__The request__. Pull out every line in the data that has the string "drawn" in it.

__Records for this exercise__.
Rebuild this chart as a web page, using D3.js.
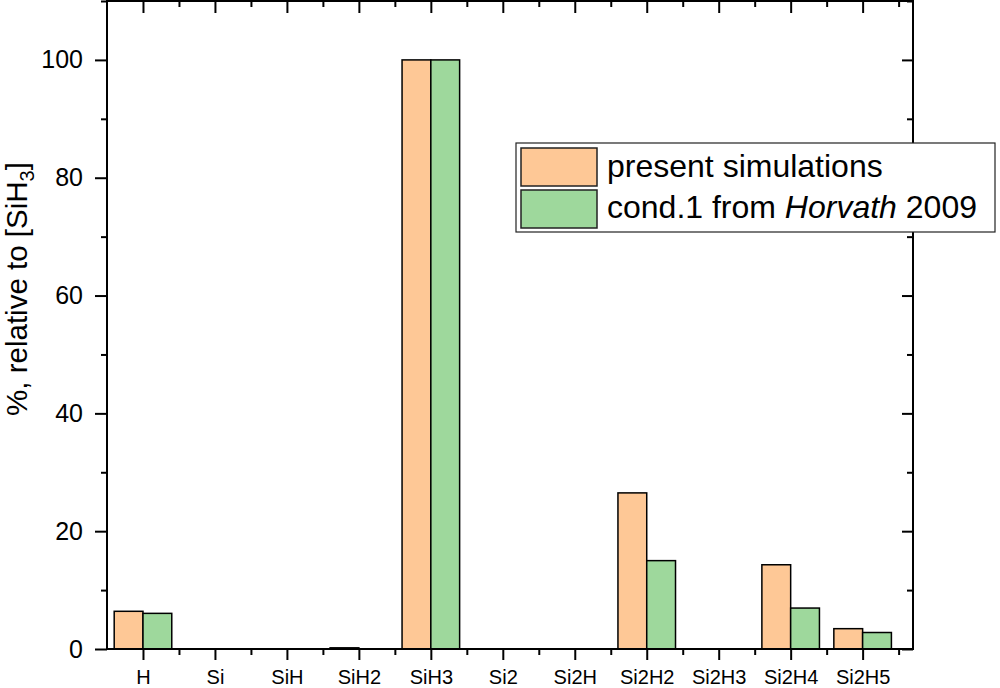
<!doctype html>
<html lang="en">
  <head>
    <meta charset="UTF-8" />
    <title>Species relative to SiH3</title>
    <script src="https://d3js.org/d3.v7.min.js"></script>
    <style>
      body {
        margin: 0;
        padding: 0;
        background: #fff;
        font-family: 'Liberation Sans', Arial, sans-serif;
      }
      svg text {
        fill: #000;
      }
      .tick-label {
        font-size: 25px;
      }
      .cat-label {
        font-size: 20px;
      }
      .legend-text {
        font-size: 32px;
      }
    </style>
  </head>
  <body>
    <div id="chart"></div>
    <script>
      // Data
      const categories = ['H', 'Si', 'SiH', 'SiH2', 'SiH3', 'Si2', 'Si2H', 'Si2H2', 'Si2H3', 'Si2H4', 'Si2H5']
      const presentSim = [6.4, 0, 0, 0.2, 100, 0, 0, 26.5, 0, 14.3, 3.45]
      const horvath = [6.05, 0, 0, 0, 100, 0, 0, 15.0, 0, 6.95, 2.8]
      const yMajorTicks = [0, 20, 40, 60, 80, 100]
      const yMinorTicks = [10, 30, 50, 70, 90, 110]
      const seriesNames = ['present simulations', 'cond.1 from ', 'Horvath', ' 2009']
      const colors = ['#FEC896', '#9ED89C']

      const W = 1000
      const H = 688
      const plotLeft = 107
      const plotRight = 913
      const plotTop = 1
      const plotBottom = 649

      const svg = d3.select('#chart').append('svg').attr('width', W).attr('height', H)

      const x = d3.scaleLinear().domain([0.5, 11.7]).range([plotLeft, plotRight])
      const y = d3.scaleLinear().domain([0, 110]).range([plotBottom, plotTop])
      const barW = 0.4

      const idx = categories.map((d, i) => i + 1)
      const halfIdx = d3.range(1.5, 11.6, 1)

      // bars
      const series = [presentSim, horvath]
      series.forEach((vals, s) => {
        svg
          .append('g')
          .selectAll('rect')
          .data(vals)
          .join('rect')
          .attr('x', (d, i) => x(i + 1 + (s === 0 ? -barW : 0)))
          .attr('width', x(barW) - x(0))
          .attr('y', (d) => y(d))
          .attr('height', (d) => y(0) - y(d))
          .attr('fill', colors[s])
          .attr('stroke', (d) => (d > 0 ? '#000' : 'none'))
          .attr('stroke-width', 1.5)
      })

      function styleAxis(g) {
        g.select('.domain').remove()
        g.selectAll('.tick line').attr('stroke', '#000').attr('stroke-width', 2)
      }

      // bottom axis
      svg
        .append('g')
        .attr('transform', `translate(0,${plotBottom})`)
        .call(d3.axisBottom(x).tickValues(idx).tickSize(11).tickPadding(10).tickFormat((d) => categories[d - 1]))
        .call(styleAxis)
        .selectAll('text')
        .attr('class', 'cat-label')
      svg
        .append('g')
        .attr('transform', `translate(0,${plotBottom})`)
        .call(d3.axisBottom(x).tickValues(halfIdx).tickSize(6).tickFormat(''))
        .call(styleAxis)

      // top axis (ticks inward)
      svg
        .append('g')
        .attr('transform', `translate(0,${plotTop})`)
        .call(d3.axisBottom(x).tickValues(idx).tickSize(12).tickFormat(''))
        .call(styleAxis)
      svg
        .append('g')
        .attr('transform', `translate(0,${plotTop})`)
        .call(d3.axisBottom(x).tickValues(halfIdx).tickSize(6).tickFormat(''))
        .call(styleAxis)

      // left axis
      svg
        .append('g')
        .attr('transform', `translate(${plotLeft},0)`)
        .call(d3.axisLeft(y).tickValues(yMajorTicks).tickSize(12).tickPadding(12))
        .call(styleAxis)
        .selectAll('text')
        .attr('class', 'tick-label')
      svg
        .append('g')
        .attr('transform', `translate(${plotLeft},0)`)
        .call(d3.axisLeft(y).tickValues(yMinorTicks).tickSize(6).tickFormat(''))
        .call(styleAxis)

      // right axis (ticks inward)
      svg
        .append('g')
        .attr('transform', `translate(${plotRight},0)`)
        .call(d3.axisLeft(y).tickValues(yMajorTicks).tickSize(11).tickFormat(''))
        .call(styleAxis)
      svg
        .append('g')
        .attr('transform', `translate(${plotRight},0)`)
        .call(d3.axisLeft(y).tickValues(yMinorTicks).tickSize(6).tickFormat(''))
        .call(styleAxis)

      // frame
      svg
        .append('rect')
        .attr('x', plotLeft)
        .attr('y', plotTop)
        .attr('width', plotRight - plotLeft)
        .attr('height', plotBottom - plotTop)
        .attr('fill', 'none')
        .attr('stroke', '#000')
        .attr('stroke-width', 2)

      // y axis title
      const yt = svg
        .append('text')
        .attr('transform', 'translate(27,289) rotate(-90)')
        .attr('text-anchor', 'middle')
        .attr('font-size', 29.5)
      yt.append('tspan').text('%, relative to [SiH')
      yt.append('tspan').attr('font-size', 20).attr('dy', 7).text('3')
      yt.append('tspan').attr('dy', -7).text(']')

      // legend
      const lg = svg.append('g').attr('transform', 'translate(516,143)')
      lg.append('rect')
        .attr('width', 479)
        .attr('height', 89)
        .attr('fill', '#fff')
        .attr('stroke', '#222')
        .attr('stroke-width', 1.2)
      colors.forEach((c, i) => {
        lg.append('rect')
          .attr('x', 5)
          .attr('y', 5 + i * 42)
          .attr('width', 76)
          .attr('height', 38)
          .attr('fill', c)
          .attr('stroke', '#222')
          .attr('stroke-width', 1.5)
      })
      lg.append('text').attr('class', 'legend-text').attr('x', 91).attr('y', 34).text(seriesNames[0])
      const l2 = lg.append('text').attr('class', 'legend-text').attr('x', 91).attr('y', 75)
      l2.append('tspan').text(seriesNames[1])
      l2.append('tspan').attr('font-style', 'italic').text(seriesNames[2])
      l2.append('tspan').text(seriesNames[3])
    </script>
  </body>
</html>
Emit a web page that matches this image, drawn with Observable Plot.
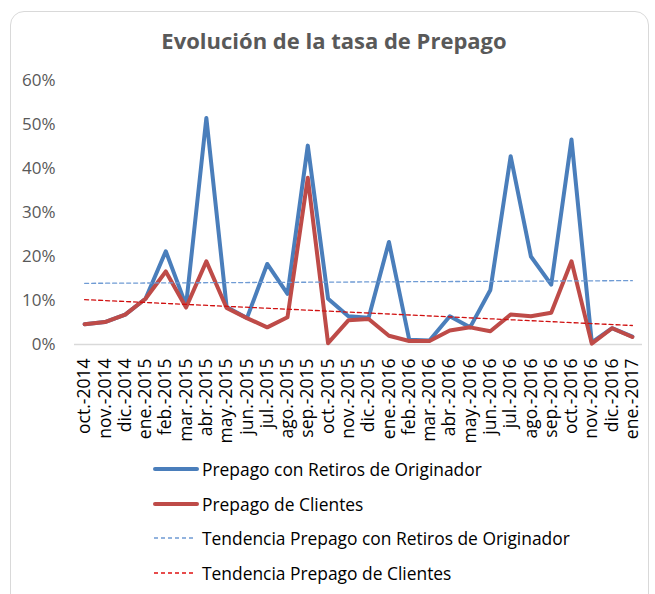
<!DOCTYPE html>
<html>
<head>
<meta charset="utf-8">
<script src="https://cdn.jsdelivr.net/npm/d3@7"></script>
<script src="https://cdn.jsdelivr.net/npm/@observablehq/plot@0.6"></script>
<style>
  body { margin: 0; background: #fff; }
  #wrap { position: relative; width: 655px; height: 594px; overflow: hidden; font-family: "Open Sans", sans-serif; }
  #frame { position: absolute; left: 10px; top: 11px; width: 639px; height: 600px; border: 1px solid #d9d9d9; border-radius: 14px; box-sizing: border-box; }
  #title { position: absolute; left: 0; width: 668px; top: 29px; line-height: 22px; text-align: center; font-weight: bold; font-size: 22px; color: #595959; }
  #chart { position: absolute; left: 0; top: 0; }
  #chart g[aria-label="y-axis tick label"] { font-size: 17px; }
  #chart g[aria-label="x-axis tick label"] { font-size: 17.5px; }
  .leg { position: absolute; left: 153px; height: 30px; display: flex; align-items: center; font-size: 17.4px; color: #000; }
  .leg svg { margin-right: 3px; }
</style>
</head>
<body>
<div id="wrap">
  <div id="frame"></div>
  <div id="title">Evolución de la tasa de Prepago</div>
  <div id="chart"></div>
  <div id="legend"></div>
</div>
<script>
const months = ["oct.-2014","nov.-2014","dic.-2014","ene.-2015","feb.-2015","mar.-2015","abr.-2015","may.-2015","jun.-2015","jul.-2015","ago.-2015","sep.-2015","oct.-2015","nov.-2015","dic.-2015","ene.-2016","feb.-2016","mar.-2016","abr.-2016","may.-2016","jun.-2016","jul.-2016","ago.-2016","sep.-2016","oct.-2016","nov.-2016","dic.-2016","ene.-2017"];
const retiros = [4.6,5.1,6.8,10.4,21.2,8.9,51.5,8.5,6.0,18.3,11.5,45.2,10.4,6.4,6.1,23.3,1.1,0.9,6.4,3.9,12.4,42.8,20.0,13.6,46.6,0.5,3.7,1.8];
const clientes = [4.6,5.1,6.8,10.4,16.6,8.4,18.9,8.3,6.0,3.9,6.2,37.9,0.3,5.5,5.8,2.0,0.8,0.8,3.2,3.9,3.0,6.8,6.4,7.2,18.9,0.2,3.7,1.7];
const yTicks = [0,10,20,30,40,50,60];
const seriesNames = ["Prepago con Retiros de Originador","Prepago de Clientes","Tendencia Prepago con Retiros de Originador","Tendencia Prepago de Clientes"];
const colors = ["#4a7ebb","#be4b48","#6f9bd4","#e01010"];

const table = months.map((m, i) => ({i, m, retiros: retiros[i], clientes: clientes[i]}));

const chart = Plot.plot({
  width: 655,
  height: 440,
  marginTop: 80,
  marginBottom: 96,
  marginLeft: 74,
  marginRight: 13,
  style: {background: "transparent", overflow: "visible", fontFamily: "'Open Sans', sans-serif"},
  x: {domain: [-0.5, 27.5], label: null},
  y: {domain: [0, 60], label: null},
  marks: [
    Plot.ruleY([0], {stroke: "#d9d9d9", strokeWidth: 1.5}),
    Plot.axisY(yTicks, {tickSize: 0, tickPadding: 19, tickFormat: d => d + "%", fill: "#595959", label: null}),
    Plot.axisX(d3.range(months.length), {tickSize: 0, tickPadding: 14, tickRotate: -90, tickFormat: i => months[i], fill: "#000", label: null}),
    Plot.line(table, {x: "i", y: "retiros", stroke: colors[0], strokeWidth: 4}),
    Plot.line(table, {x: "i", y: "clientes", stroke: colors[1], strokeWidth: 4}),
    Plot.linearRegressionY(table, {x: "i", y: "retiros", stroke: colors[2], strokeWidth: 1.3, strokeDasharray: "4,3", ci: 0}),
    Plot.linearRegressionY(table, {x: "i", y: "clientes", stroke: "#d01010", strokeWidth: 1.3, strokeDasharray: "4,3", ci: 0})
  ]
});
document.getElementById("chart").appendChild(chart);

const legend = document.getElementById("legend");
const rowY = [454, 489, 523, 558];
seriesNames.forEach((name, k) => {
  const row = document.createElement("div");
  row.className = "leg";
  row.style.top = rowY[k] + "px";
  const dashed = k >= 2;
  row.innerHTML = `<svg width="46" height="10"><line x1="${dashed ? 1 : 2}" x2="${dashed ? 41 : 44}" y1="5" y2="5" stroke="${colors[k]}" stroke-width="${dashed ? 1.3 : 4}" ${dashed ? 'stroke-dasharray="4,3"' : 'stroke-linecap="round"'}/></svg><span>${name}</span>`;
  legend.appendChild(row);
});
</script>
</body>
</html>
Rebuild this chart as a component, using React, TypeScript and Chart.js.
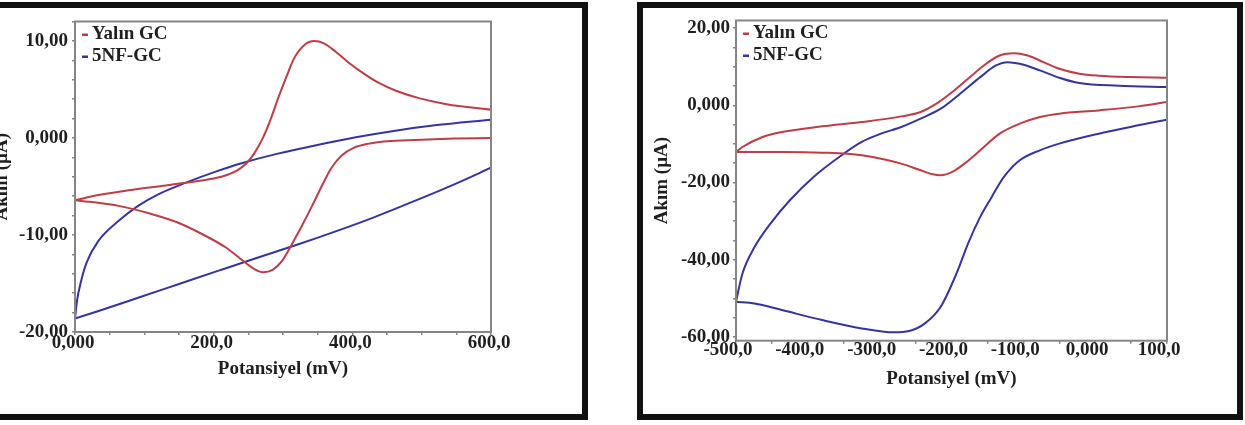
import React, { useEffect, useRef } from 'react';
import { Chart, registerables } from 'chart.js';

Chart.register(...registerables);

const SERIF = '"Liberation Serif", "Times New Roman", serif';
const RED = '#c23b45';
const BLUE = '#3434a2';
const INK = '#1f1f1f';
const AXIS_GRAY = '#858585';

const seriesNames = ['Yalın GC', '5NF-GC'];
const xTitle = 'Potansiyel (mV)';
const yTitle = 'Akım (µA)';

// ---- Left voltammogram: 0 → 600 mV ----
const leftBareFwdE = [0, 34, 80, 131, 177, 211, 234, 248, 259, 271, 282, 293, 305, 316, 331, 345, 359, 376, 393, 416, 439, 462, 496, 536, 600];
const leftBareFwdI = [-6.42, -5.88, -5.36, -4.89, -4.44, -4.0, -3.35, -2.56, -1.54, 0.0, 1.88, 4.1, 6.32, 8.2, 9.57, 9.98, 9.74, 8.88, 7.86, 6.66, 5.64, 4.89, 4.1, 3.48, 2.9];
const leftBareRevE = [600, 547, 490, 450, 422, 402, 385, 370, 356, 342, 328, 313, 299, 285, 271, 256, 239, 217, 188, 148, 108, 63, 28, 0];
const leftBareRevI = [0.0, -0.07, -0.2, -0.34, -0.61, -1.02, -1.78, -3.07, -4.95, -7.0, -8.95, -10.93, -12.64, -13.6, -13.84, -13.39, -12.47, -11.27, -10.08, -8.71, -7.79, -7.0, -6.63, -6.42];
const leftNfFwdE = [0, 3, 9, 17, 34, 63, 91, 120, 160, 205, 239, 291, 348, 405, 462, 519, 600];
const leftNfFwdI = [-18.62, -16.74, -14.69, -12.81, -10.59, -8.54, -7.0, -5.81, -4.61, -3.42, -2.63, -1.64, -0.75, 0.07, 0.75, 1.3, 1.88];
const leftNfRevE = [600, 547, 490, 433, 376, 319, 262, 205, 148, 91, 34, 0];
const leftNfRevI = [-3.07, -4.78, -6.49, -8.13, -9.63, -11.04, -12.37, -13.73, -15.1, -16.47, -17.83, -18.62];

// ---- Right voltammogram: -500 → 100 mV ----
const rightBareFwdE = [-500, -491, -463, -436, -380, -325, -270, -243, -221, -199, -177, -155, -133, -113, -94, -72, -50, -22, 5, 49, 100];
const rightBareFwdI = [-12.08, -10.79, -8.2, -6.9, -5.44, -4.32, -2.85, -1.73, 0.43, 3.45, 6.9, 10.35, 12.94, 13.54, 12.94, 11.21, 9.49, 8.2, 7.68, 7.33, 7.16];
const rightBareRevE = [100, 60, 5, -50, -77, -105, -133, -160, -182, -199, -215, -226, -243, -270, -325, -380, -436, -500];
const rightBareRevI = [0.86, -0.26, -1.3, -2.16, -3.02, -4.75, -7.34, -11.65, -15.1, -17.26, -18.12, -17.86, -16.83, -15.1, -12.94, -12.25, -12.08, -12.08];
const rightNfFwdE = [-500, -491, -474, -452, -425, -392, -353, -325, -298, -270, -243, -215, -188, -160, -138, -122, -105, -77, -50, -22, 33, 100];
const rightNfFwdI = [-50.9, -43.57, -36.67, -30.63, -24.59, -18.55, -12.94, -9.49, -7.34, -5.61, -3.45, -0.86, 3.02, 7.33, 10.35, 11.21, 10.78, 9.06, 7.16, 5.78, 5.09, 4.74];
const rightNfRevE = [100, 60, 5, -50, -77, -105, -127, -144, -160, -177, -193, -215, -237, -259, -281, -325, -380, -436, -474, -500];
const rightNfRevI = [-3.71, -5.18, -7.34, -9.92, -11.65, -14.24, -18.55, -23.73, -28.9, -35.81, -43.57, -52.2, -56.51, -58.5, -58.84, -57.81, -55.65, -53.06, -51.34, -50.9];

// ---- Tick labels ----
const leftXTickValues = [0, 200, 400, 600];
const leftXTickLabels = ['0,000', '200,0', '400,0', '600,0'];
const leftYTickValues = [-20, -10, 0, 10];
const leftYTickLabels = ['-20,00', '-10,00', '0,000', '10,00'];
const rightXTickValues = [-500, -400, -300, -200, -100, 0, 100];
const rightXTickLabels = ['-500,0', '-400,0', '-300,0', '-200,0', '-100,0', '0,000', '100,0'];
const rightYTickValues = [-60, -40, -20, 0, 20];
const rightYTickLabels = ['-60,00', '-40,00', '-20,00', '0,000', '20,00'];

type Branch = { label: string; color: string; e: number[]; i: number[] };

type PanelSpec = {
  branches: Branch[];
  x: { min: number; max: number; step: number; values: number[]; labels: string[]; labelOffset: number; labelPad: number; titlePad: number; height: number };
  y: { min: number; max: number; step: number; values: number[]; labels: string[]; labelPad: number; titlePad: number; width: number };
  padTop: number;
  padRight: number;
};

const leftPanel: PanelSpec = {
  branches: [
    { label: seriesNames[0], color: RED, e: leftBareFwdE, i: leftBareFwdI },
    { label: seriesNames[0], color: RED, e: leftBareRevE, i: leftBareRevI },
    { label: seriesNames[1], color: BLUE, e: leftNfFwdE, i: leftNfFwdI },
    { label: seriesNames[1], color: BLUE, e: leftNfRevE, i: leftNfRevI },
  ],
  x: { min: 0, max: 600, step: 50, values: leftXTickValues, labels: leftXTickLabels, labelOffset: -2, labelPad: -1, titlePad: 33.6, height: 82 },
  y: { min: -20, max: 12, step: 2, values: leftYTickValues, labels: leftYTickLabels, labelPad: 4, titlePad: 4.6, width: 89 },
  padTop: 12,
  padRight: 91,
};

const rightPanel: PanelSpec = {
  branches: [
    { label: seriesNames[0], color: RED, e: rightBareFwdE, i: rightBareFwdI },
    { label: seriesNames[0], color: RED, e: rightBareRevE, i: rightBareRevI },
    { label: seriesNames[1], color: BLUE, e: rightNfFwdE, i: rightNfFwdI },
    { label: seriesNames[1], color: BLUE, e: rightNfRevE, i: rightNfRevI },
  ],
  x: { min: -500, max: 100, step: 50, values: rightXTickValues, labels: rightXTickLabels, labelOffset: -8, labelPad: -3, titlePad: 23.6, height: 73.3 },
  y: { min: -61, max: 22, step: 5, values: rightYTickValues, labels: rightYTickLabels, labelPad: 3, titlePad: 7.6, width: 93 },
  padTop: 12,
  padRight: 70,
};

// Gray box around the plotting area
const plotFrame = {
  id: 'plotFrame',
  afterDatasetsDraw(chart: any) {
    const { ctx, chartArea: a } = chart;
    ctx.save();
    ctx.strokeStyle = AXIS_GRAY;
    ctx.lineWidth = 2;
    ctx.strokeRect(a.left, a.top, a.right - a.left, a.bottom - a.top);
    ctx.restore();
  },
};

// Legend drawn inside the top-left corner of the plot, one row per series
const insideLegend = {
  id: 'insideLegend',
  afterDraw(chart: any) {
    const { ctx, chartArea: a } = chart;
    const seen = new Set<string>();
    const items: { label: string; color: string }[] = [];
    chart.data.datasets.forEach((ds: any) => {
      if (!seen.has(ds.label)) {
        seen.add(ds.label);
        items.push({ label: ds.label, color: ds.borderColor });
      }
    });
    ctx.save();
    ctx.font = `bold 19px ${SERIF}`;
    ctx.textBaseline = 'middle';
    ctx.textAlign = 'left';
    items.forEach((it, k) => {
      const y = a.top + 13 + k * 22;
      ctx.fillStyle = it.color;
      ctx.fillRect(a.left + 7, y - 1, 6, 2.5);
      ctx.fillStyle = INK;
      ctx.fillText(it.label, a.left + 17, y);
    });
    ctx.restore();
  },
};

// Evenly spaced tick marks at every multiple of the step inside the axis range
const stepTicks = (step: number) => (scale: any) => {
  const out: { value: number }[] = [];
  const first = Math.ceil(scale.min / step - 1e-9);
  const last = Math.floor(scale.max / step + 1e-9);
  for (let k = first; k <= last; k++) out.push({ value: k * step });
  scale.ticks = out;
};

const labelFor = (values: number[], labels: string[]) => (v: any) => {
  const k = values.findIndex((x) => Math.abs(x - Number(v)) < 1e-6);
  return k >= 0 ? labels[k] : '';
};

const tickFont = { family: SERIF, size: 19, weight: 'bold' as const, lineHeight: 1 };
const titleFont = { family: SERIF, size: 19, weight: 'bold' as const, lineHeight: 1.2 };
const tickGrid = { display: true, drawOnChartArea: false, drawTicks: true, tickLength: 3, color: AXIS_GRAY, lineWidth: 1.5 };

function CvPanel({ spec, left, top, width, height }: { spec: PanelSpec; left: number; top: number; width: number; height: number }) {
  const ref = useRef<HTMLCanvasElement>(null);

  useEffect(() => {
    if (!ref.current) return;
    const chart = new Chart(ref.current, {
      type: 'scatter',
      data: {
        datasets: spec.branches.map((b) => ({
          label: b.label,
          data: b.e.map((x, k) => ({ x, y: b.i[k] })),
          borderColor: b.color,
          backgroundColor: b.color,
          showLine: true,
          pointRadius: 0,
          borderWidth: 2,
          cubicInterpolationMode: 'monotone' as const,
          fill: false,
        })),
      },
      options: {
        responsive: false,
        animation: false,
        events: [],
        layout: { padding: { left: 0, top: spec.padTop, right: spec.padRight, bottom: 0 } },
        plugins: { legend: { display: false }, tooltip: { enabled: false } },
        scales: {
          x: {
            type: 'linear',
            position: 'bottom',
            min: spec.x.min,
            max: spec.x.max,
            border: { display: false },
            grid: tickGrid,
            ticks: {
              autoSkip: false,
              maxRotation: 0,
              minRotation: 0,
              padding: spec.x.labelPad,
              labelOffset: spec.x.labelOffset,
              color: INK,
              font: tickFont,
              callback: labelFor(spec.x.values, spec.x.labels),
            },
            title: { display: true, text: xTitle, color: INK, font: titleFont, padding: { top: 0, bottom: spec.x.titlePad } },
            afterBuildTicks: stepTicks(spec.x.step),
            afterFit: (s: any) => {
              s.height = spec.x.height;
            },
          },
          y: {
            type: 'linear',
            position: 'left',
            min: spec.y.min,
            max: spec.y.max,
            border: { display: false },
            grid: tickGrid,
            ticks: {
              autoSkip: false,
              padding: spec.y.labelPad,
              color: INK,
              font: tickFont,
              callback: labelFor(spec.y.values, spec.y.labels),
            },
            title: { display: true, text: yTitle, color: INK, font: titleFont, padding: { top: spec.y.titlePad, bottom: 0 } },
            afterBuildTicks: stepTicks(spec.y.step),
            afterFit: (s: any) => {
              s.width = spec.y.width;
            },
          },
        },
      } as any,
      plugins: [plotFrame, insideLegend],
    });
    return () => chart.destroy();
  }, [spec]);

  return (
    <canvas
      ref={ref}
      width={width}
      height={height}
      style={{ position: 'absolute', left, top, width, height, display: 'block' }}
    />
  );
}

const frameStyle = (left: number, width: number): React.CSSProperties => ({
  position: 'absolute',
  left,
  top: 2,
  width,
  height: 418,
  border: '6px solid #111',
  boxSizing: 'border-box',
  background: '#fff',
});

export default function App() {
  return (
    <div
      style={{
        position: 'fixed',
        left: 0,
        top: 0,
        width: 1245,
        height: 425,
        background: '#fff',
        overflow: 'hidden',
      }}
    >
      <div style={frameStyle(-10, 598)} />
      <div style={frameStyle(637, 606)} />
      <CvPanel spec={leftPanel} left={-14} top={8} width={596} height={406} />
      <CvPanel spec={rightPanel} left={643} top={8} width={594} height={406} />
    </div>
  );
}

__Exercise solution__.
Emit a web page that matches this image, drawn with Observable Plot.
// Legend drawn inside the top-left corner of the plot, one row per series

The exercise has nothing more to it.